THE SUBJECT OF THIS portrait looks at the viewer with slightly raised eyebrows. The flat, disc-like face is reduced to the bare essentials needed to make it recognizable as such: eyes, nose, mouth and a basic circular shape uniting the individual elements. The simplicity of the composition is reminiscent of a child's drawing. Senecio is one of Klee's best-known works and was painted during his time as a teacher at the Bauhaus in Weimar and Dessau (1921-1930). It is therefore not surprising that it shows similarities to Oskar Schlemmer's Bauhaus emblem. No less important, however, are the influences of West African doll culture, and of Pablo Picasso's Portrait of Wilhelm Uhde and Marc Chagall's The Soldier drinks.

The title Senecio relates to Senecio vulgaris, the botanical name for groundsel. In the catalogue of his works, Paul Klee gave the picture the title Baldgreis (translates as 'Ageing Man'), which could be understood as a humorous reference to the sitter's age. The face is structured in the simple geometric shapes propounded by the Bauhaus, although Klee chose light, warm colours instead of the primary colours that they preferred.

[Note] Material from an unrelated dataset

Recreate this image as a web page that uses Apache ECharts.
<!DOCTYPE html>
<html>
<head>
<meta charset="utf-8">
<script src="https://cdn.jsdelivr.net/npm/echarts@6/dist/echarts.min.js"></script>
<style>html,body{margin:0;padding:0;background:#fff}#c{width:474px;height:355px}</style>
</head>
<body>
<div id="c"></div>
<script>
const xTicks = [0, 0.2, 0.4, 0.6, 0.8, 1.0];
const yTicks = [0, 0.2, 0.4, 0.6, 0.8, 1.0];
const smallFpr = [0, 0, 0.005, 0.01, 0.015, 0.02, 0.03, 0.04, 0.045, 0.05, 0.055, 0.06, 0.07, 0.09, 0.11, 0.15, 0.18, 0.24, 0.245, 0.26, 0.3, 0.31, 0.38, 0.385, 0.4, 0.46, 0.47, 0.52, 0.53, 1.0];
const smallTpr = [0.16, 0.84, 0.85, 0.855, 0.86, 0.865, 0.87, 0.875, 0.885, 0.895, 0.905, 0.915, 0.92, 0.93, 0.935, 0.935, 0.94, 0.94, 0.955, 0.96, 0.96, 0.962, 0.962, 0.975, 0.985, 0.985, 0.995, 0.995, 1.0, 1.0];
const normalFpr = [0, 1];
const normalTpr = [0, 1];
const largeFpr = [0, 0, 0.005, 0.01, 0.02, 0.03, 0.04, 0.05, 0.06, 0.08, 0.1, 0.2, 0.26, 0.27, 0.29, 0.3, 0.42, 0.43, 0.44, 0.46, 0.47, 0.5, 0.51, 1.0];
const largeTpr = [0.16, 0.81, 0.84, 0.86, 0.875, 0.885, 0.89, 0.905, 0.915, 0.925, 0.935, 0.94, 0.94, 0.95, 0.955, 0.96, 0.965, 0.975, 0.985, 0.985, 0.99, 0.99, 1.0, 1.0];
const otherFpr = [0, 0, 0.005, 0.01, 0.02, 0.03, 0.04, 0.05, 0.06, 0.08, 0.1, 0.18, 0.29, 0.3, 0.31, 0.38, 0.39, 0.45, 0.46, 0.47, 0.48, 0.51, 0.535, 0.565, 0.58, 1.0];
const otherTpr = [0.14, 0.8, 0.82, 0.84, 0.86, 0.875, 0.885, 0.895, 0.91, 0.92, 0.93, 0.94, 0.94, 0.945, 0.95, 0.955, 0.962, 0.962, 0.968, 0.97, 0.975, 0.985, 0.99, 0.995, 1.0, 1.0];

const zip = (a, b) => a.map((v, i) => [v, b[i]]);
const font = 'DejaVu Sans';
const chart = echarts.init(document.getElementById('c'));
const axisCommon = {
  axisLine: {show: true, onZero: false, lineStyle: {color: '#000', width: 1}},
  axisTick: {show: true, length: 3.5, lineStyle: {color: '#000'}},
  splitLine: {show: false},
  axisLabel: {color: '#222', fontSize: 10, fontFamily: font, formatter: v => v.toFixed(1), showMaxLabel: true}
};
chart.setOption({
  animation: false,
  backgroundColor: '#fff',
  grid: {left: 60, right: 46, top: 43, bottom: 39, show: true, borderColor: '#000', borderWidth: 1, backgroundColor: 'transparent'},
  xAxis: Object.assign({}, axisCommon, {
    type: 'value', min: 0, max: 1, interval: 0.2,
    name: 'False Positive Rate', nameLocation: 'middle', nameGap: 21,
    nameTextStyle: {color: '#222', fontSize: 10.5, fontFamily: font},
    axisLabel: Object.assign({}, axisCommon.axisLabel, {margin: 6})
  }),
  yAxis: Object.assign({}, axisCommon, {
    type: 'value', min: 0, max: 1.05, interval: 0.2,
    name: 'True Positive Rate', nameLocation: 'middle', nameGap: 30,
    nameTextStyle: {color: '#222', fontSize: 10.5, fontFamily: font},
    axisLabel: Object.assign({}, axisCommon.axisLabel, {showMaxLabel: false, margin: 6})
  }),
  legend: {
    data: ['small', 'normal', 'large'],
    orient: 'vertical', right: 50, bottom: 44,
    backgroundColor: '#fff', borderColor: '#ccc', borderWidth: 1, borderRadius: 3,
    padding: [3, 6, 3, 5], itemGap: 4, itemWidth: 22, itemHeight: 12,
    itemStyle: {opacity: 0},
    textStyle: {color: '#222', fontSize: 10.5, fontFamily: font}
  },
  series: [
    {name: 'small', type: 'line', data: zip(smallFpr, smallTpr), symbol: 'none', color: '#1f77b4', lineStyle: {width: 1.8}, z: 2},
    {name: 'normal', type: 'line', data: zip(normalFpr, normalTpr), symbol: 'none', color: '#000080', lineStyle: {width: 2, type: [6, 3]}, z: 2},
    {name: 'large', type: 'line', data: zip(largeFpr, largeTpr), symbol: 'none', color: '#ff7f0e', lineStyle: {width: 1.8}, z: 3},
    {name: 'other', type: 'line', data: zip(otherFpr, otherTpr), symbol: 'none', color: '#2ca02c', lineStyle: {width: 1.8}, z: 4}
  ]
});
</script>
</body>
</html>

In the first half of the twentieth century, the rejection of realism and the development of abstract art had become a major theme for many European artists and Paul Klee also took up this challenge. Born in Bern in 1879, he was intensively occupied throughout his life with expressionism, cubism and surrealism, but very early on in his apprenticeship developed an independent direction of his own. This painting is an impressive example of the great perspicacity and wit that characterizes Klee's analysis of the world around him. It demonstrates how, despite the abstraction created by the use of simple geometric shapes, Klee nevertheless constantly returned to realism, though in a playful and ironic manner.